| ITEMS |
--- begin ---
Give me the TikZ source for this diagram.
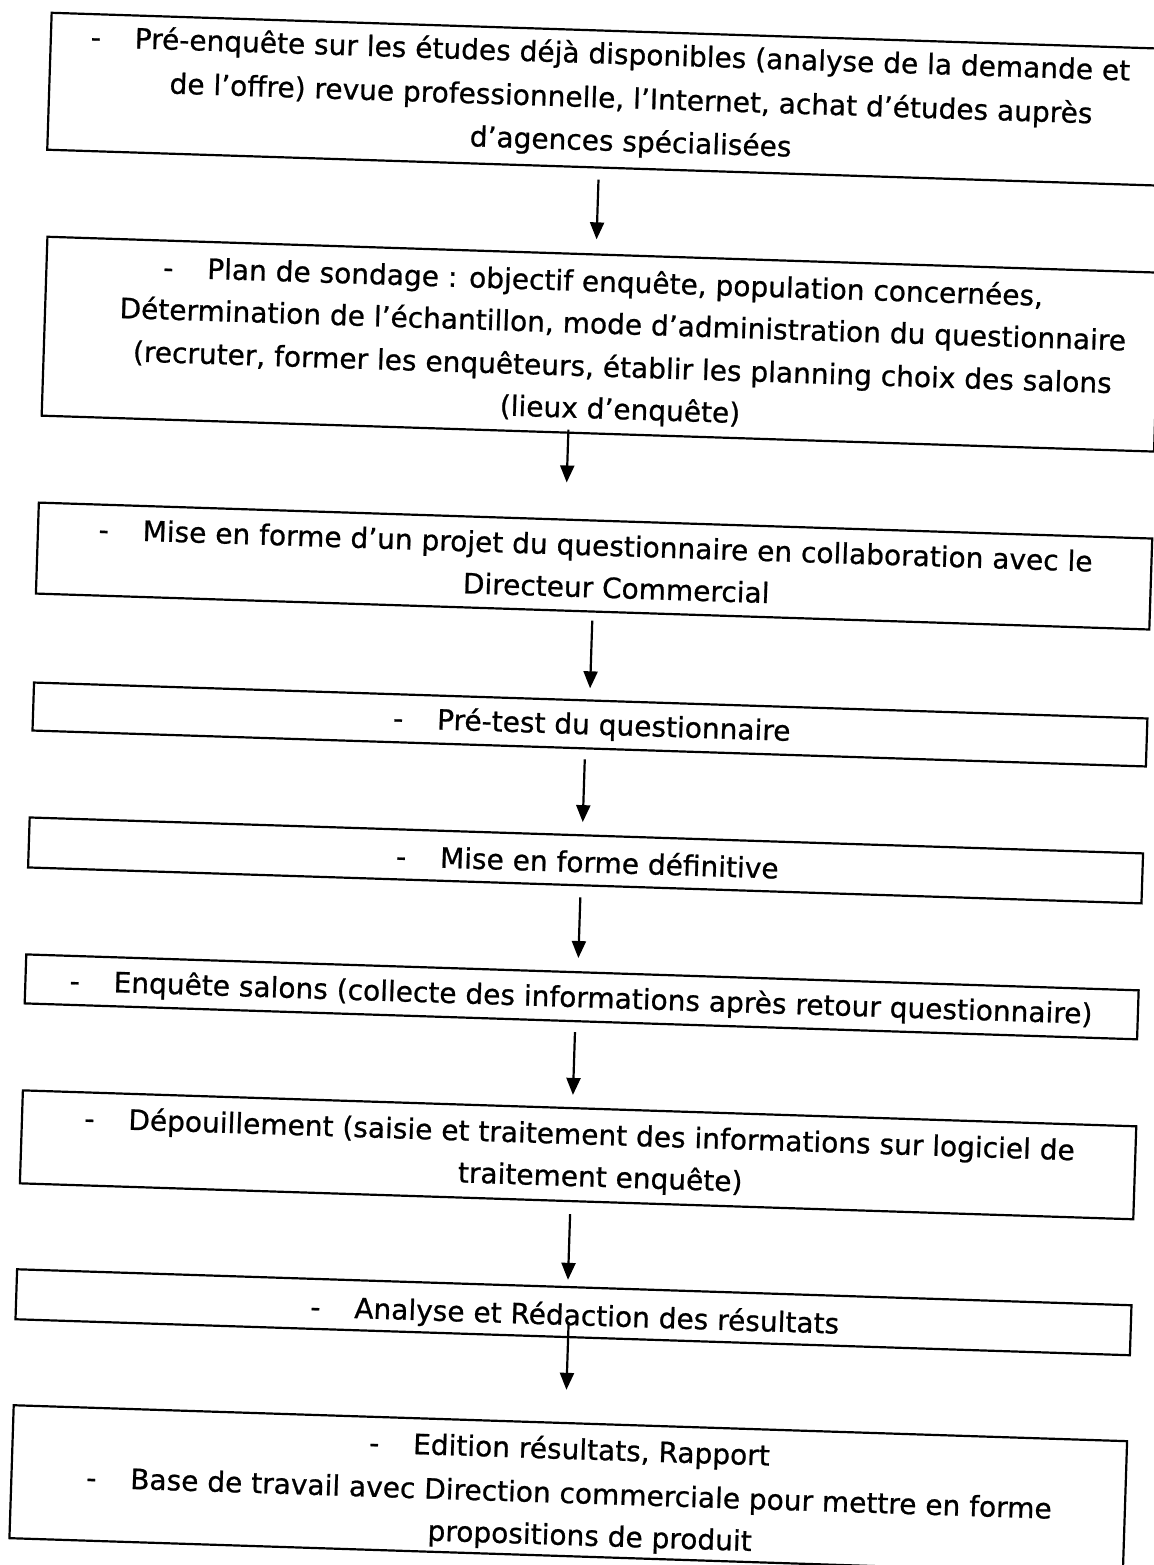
--- end ---
--- begin ---
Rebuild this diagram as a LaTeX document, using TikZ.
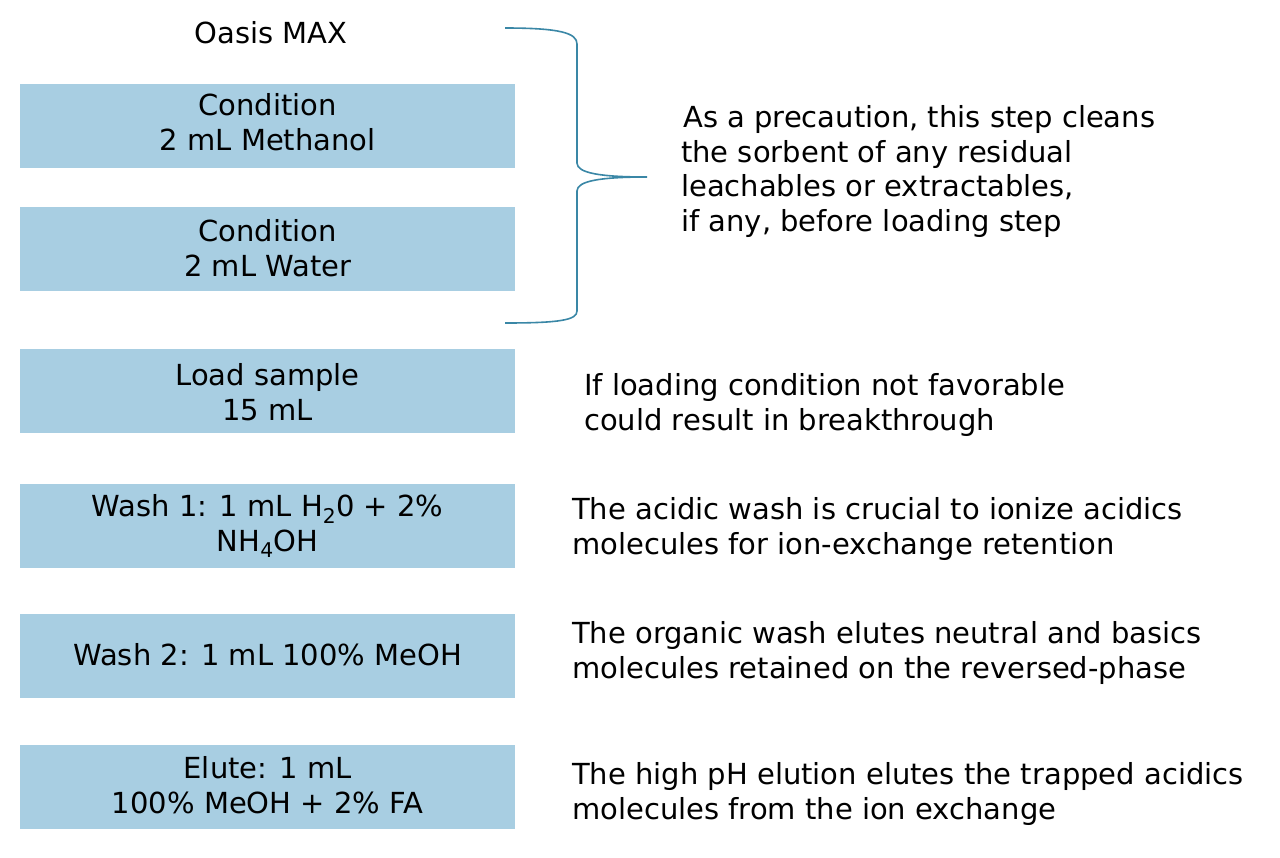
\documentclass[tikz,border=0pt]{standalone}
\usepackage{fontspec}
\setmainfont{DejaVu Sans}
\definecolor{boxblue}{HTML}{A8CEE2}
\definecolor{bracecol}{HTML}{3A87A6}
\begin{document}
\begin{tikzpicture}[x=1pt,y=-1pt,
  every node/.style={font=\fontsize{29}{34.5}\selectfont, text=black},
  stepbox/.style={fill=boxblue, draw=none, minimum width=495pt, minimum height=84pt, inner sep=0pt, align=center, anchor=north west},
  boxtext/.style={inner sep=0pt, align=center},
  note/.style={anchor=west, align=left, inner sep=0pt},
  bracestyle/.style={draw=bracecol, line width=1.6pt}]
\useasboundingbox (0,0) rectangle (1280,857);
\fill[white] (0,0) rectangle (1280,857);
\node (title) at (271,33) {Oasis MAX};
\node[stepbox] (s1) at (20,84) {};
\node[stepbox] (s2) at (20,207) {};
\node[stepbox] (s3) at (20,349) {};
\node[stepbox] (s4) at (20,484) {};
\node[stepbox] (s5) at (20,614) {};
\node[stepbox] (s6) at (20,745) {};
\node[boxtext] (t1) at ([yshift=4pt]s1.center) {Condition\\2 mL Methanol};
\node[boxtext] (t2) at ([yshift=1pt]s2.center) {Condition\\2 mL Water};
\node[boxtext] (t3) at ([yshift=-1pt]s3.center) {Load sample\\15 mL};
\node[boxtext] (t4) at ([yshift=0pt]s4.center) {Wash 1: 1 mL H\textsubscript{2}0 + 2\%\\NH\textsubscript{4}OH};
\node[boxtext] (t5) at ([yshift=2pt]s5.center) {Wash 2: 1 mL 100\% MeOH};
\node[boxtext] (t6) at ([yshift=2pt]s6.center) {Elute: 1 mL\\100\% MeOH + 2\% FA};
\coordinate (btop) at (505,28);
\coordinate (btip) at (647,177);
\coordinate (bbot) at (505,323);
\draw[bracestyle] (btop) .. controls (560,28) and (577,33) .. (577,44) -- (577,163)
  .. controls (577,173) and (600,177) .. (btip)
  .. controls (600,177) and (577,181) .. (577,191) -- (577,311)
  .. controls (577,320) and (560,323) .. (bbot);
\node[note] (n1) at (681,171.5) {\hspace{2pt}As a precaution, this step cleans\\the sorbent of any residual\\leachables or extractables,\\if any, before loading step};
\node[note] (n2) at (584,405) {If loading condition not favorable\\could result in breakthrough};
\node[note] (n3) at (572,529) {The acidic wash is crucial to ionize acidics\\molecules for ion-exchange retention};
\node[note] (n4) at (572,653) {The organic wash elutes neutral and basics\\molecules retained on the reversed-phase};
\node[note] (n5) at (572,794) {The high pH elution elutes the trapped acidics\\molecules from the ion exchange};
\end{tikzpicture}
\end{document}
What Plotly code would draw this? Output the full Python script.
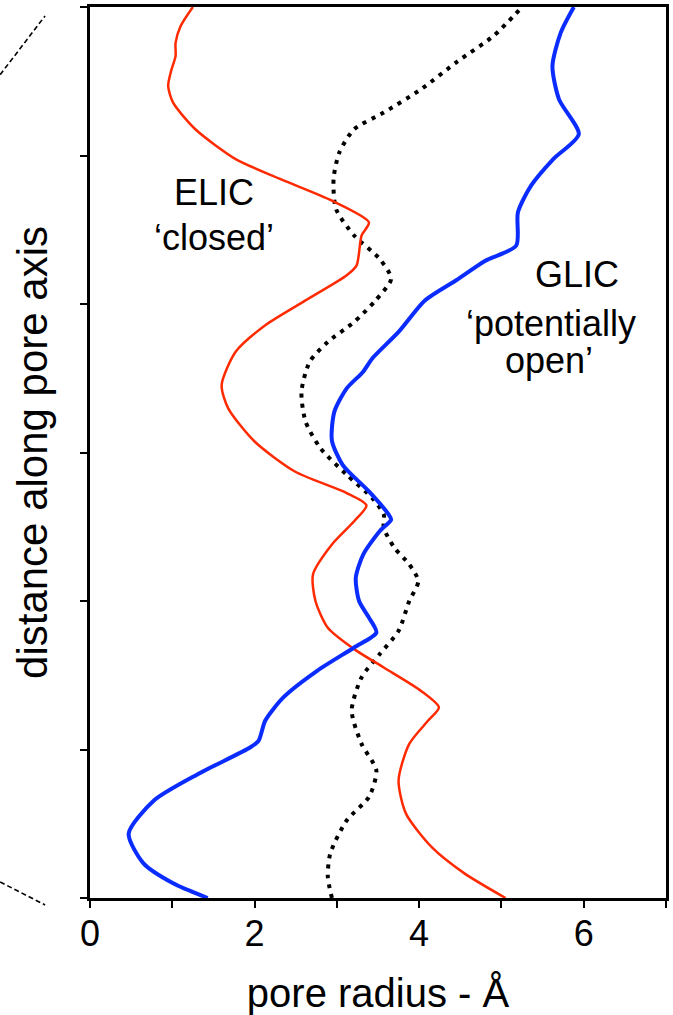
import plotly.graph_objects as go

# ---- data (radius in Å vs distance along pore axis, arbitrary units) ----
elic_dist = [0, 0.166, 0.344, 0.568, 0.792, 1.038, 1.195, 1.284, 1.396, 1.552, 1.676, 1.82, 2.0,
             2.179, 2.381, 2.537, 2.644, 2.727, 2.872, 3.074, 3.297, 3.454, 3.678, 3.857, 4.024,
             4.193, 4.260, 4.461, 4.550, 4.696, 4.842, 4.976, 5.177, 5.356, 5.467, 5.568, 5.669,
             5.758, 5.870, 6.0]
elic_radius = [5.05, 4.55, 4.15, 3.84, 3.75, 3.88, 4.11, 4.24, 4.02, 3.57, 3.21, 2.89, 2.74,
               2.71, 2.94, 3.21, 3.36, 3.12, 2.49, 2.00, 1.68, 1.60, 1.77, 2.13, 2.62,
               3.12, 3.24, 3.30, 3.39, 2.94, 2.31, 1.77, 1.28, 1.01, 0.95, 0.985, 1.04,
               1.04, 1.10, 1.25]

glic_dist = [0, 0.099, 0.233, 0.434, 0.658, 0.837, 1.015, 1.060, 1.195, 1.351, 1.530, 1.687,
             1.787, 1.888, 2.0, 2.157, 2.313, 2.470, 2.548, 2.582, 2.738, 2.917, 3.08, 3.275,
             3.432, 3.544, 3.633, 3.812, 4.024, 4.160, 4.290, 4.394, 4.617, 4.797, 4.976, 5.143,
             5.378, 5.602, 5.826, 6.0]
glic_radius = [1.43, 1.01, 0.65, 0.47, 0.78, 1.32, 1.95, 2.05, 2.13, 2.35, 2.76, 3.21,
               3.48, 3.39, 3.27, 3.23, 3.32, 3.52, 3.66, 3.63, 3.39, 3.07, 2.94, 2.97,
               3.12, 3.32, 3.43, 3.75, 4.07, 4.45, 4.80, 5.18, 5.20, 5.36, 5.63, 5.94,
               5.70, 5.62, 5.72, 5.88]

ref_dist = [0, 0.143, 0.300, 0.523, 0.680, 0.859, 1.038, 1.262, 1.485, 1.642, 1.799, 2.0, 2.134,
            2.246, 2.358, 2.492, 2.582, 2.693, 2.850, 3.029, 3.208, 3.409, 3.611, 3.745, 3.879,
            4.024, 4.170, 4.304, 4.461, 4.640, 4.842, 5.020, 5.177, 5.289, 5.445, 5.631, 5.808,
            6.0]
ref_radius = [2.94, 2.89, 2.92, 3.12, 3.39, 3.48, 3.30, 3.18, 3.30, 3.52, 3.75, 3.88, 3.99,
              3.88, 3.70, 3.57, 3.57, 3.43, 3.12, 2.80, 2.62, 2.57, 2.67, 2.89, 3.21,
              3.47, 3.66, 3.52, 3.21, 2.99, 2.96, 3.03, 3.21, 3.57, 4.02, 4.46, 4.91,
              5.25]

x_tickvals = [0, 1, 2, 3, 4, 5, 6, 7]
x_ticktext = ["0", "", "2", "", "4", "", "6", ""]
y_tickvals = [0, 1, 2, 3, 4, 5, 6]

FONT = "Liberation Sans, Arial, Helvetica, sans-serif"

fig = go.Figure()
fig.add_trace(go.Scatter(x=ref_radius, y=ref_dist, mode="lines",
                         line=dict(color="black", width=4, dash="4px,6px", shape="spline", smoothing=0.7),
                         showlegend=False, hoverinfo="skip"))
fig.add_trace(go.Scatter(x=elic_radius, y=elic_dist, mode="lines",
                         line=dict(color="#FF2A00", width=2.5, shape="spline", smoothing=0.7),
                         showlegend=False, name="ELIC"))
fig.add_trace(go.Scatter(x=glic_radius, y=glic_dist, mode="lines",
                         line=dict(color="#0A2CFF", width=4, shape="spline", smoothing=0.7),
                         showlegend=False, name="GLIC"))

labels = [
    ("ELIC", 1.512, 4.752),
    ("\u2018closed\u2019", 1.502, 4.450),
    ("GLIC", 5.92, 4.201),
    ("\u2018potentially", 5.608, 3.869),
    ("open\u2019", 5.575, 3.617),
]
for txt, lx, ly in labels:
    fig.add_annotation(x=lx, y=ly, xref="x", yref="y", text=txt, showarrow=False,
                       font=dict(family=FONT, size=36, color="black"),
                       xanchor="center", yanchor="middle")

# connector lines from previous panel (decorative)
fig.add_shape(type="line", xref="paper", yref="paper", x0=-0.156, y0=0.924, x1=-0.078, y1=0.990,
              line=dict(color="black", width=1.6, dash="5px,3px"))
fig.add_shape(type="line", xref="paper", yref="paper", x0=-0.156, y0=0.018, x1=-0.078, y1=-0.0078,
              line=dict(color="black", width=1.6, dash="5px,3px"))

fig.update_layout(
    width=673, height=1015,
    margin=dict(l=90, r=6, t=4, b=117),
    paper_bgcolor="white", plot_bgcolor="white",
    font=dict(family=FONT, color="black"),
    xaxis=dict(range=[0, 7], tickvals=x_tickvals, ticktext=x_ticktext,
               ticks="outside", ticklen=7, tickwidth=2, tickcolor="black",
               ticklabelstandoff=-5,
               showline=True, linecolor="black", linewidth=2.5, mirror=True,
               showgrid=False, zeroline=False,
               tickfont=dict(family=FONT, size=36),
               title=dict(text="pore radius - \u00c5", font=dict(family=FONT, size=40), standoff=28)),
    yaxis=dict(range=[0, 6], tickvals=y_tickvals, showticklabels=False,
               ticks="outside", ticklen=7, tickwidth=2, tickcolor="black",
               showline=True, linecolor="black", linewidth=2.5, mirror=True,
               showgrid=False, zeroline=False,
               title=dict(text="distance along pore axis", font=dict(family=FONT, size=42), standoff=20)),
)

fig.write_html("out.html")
--- end ---
--- begin ---
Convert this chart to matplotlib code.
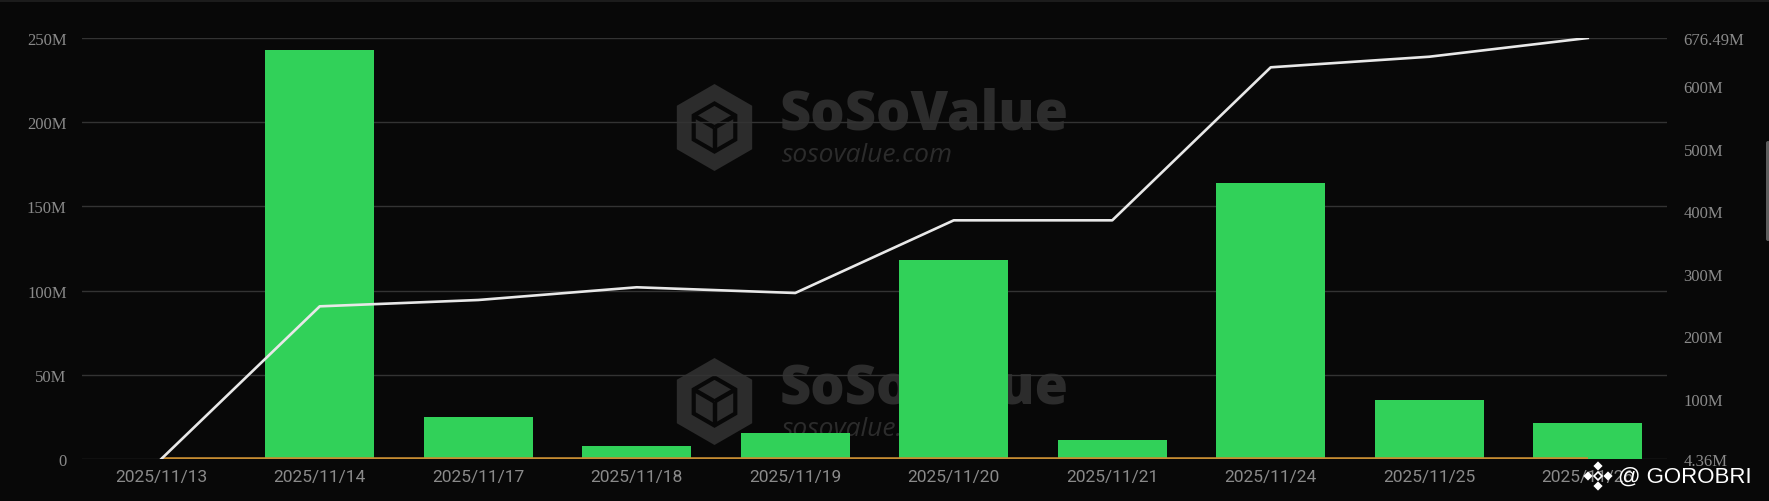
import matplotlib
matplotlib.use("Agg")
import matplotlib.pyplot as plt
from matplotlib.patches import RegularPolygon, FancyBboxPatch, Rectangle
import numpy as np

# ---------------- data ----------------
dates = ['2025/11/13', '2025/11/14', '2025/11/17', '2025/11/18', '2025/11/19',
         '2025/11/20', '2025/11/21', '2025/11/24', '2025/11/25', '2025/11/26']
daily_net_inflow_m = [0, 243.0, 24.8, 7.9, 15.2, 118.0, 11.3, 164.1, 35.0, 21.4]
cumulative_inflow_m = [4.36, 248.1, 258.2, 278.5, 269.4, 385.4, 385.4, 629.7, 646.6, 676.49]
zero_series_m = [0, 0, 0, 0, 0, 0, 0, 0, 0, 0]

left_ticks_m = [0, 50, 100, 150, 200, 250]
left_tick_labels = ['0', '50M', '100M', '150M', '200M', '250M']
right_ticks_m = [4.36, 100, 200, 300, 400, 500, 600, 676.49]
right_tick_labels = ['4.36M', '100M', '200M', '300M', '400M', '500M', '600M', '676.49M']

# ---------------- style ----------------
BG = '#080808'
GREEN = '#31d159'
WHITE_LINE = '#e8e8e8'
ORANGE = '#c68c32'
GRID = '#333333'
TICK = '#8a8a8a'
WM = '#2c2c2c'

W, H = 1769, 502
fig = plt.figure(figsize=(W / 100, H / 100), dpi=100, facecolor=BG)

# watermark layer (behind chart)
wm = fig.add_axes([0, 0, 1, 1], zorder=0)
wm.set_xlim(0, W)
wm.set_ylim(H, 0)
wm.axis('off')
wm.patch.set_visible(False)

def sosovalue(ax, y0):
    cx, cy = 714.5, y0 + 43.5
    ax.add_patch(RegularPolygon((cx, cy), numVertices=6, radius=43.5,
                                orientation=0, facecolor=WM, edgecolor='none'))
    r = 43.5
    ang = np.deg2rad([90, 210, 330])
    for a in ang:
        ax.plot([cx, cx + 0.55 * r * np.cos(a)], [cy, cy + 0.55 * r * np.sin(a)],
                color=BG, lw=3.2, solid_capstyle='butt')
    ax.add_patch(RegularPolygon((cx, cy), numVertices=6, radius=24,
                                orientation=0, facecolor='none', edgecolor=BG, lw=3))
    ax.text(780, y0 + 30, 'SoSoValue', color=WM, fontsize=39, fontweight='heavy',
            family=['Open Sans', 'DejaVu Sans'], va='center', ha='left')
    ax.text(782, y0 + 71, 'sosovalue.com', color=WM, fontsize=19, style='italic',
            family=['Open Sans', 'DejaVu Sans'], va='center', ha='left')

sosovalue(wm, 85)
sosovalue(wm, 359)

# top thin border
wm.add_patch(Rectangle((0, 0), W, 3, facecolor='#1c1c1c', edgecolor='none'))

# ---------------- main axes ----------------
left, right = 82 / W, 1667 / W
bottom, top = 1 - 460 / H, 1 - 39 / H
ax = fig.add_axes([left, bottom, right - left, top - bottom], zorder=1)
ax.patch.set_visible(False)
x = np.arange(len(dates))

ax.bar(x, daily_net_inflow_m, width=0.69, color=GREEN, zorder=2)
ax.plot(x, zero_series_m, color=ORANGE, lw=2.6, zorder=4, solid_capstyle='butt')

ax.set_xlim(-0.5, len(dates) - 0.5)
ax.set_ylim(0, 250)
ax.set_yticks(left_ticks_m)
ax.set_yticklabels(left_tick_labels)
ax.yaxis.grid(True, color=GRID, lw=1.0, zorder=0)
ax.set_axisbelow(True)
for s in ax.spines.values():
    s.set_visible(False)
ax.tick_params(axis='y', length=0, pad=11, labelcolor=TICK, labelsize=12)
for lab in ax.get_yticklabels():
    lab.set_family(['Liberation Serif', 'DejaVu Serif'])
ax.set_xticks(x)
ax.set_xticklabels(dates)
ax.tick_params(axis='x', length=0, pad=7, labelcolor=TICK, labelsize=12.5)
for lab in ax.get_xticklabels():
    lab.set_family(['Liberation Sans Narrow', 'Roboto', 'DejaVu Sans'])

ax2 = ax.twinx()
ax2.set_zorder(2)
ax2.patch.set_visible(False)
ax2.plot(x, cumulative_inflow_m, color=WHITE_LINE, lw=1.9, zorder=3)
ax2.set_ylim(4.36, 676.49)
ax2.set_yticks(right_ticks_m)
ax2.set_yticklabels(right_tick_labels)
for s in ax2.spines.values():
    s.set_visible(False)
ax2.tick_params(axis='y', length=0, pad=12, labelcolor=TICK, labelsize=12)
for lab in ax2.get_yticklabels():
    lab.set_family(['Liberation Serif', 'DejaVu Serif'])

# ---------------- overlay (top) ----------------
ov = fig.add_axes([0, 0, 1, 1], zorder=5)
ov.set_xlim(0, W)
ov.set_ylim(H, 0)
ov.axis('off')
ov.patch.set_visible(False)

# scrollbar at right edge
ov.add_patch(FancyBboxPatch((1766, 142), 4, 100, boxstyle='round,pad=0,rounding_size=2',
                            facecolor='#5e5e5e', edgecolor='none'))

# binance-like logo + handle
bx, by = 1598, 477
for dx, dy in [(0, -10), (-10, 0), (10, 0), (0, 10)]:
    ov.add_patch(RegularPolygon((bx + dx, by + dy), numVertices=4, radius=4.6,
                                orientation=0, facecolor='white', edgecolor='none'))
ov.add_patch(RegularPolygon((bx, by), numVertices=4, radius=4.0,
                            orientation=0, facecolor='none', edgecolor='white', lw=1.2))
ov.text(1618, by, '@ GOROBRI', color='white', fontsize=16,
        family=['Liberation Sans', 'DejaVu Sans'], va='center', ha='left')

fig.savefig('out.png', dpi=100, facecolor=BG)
--- end ---
| DIRECTIONS FOR THIS TASK |
Every line containing the string "matplotlib" must be listed.

| COMPLETE OUTPUT |
Convert this chart to matplotlib code.
import matplotlib
matplotlib.use("Agg")
import matplotlib.pyplot as plt
from matplotlib.patches import RegularPolygon, FancyBboxPatch, Rectangle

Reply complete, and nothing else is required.